• **EXTRACTED RECORDS**
::::

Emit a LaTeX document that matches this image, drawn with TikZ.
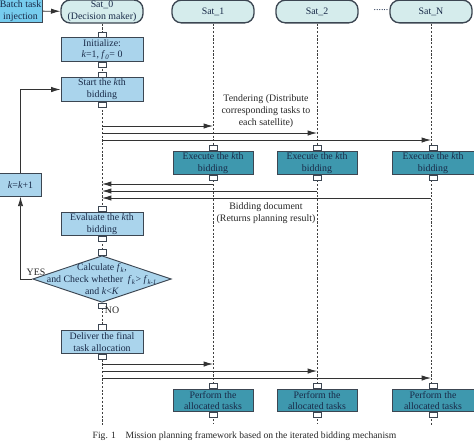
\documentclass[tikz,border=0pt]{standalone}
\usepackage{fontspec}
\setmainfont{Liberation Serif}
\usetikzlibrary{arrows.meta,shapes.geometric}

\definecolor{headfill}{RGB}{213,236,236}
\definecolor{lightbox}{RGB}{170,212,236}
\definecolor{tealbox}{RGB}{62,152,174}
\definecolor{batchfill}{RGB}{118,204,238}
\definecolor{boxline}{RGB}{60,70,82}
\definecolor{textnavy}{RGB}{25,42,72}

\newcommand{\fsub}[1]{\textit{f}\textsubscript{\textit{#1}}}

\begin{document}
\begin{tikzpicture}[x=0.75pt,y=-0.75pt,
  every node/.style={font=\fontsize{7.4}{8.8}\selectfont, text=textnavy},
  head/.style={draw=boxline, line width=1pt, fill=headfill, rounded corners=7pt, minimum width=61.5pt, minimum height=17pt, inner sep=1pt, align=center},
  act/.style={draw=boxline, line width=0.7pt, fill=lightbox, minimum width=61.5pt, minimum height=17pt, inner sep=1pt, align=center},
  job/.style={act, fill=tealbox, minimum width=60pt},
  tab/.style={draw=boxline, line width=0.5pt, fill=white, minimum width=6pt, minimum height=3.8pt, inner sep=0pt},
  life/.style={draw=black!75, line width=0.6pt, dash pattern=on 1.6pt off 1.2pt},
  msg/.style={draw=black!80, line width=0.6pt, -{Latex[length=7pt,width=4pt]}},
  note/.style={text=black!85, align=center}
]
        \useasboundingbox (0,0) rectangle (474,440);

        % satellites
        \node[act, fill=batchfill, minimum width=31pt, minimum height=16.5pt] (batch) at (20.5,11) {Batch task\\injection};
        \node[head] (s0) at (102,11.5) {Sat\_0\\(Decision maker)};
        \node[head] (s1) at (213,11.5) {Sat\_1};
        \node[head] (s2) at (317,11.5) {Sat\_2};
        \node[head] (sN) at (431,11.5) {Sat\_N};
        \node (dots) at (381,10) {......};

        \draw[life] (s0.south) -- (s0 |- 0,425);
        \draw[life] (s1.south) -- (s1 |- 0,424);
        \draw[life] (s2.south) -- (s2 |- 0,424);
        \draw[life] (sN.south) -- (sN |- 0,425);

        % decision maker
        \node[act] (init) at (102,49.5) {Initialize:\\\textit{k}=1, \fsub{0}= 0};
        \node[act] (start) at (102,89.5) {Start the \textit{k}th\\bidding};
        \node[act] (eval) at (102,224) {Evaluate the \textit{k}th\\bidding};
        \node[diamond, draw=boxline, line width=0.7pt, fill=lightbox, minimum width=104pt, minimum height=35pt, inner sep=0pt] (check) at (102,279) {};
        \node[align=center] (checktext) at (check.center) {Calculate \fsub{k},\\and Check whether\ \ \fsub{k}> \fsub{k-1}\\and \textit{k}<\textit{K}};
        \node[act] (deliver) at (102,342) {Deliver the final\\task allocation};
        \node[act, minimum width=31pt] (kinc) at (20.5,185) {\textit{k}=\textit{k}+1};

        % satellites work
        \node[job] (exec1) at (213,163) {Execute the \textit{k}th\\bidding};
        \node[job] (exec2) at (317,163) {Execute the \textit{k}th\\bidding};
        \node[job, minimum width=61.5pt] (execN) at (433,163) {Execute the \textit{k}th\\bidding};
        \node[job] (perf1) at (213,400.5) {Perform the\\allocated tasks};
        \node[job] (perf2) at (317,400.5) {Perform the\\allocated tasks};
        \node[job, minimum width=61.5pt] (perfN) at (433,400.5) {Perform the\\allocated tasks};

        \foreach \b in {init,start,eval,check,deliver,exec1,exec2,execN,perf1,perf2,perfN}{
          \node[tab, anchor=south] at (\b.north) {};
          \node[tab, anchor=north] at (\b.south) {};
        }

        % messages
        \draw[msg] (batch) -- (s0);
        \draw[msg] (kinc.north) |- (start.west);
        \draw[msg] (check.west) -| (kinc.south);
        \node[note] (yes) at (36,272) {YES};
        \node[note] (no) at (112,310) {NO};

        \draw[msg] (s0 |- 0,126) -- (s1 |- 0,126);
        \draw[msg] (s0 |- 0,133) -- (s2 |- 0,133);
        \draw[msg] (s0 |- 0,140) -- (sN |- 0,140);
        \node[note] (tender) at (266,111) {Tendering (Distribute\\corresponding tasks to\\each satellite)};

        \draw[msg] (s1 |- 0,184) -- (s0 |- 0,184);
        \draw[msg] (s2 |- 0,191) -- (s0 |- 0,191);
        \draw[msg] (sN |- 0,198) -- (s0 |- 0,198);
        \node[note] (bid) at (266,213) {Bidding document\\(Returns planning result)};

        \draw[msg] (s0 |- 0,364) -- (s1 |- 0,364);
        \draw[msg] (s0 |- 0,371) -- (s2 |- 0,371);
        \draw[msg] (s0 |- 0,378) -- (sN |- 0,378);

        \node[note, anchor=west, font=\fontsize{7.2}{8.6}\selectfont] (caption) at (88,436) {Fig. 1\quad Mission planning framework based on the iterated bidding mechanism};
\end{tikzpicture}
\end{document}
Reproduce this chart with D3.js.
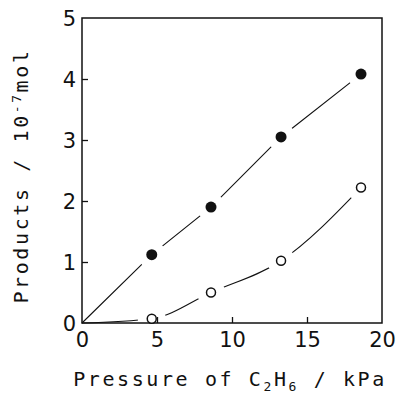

::::

• **WHAT IS EXPECTED**
Exactly reproduce the entries above, minus the pictures.

• **TASK SOLUTION**
Emit a LaTeX document that matches this image, drawn with TikZ.
\documentclass[tikz,border=0pt]{standalone}
\usepackage{fontspec}
\setmainfont{Liberation Serif}
\usetikzlibrary{arrows.meta,shapes.geometric}

\definecolor{headfill}{RGB}{213,236,236}
\definecolor{lightbox}{RGB}{170,212,236}
\definecolor{tealbox}{RGB}{62,152,174}
\definecolor{batchfill}{RGB}{118,204,238}
\definecolor{boxline}{RGB}{60,70,82}
\definecolor{textnavy}{RGB}{25,42,72}

\newcommand{\fsub}[1]{\textit{f}\textsubscript{\textit{#1}}}

\begin{document}
\begin{tikzpicture}[x=0.75pt,y=-0.75pt,
  every node/.style={font=\fontsize{7.4}{8.8}\selectfont, text=textnavy},
  head/.style={draw=boxline, line width=1pt, fill=headfill, rounded corners=7pt, minimum width=61.5pt, minimum height=17pt, inner sep=1pt, align=center},
  act/.style={draw=boxline, line width=0.7pt, fill=lightbox, minimum width=61.5pt, minimum height=17pt, inner sep=1pt, align=center},
  job/.style={act, fill=tealbox, minimum width=60pt},
  tab/.style={draw=boxline, line width=0.5pt, fill=white, minimum width=6pt, minimum height=3.8pt, inner sep=0pt},
  life/.style={draw=black!75, line width=0.6pt, dash pattern=on 1.6pt off 1.2pt},
  msg/.style={draw=black!80, line width=0.6pt, -{Latex[length=7pt,width=4pt]}},
  note/.style={text=black!85, align=center}
]
        \useasboundingbox (0,0) rectangle (474,440);

        % satellites
        \node[act, fill=batchfill, minimum width=31pt, minimum height=16.5pt] (batch) at (20.5,11) {Batch task\\injection};
        \node[head] (s0) at (102,11.5) {Sat\_0\\(Decision maker)};
        \node[head] (s1) at (213,11.5) {Sat\_1};
        \node[head] (s2) at (317,11.5) {Sat\_2};
        \node[head] (sN) at (431,11.5) {Sat\_N};
        \node (dots) at (381,10) {......};

        \draw[life] (s0.south) -- (s0 |- 0,425);
        \draw[life] (s1.south) -- (s1 |- 0,424);
        \draw[life] (s2.south) -- (s2 |- 0,424);
        \draw[life] (sN.south) -- (sN |- 0,425);

        % decision maker
        \node[act] (init) at (102,49.5) {Initialize:\\\textit{k}=1, \fsub{0}= 0};
        \node[act] (start) at (102,89.5) {Start the \textit{k}th\\bidding};
        \node[act] (eval) at (102,224) {Evaluate the \textit{k}th\\bidding};
        \node[diamond, draw=boxline, line width=0.7pt, fill=lightbox, minimum width=104pt, minimum height=35pt, inner sep=0pt] (check) at (102,279) {};
        \node[align=center] (checktext) at (check.center) {Calculate \fsub{k},\\and Check whether\ \ \fsub{k}> \fsub{k-1}\\and \textit{k}<\textit{K}};
        \node[act] (deliver) at (102,342) {Deliver the final\\task allocation};
        \node[act, minimum width=31pt] (kinc) at (20.5,185) {\textit{k}=\textit{k}+1};

        % satellites work
        \node[job] (exec1) at (213,163) {Execute the \textit{k}th\\bidding};
        \node[job] (exec2) at (317,163) {Execute the \textit{k}th\\bidding};
        \node[job, minimum width=61.5pt] (execN) at (433,163) {Execute the \textit{k}th\\bidding};
        \node[job] (perf1) at (213,400.5) {Perform the\\allocated tasks};
        \node[job] (perf2) at (317,400.5) {Perform the\\allocated tasks};
        \node[job, minimum width=61.5pt] (perfN) at (433,400.5) {Perform the\\allocated tasks};

        \foreach \b in {init,start,eval,check,deliver,exec1,exec2,execN,perf1,perf2,perfN}{
          \node[tab, anchor=south] at (\b.north) {};
          \node[tab, anchor=north] at (\b.south) {};
        }

        % messages
        \draw[msg] (batch) -- (s0);
        \draw[msg] (kinc.north) |- (start.west);
        \draw[msg] (check.west) -| (kinc.south);
        \node[note] (yes) at (36,272) {YES};
        \node[note] (no) at (112,310) {NO};

        \draw[msg] (s0 |- 0,126) -- (s1 |- 0,126);
        \draw[msg] (s0 |- 0,133) -- (s2 |- 0,133);
        \draw[msg] (s0 |- 0,140) -- (sN |- 0,140);
        \node[note] (tender) at (266,111) {Tendering (Distribute\\corresponding tasks to\\each satellite)};

        \draw[msg] (s1 |- 0,184) -- (s0 |- 0,184);
        \draw[msg] (s2 |- 0,191) -- (s0 |- 0,191);
        \draw[msg] (sN |- 0,198) -- (s0 |- 0,198);
        \node[note] (bid) at (266,213) {Bidding document\\(Returns planning result)};

        \draw[msg] (s0 |- 0,364) -- (s1 |- 0,364);
        \draw[msg] (s0 |- 0,371) -- (s2 |- 0,371);
        \draw[msg] (s0 |- 0,378) -- (sN |- 0,378);

        \node[note, anchor=west, font=\fontsize{7.2}{8.6}\selectfont] (caption) at (88,436) {Fig. 1\quad Mission planning framework based on the iterated bidding mechanism};
\end{tikzpicture}
\end{document}
Reproduce this chart with D3.js.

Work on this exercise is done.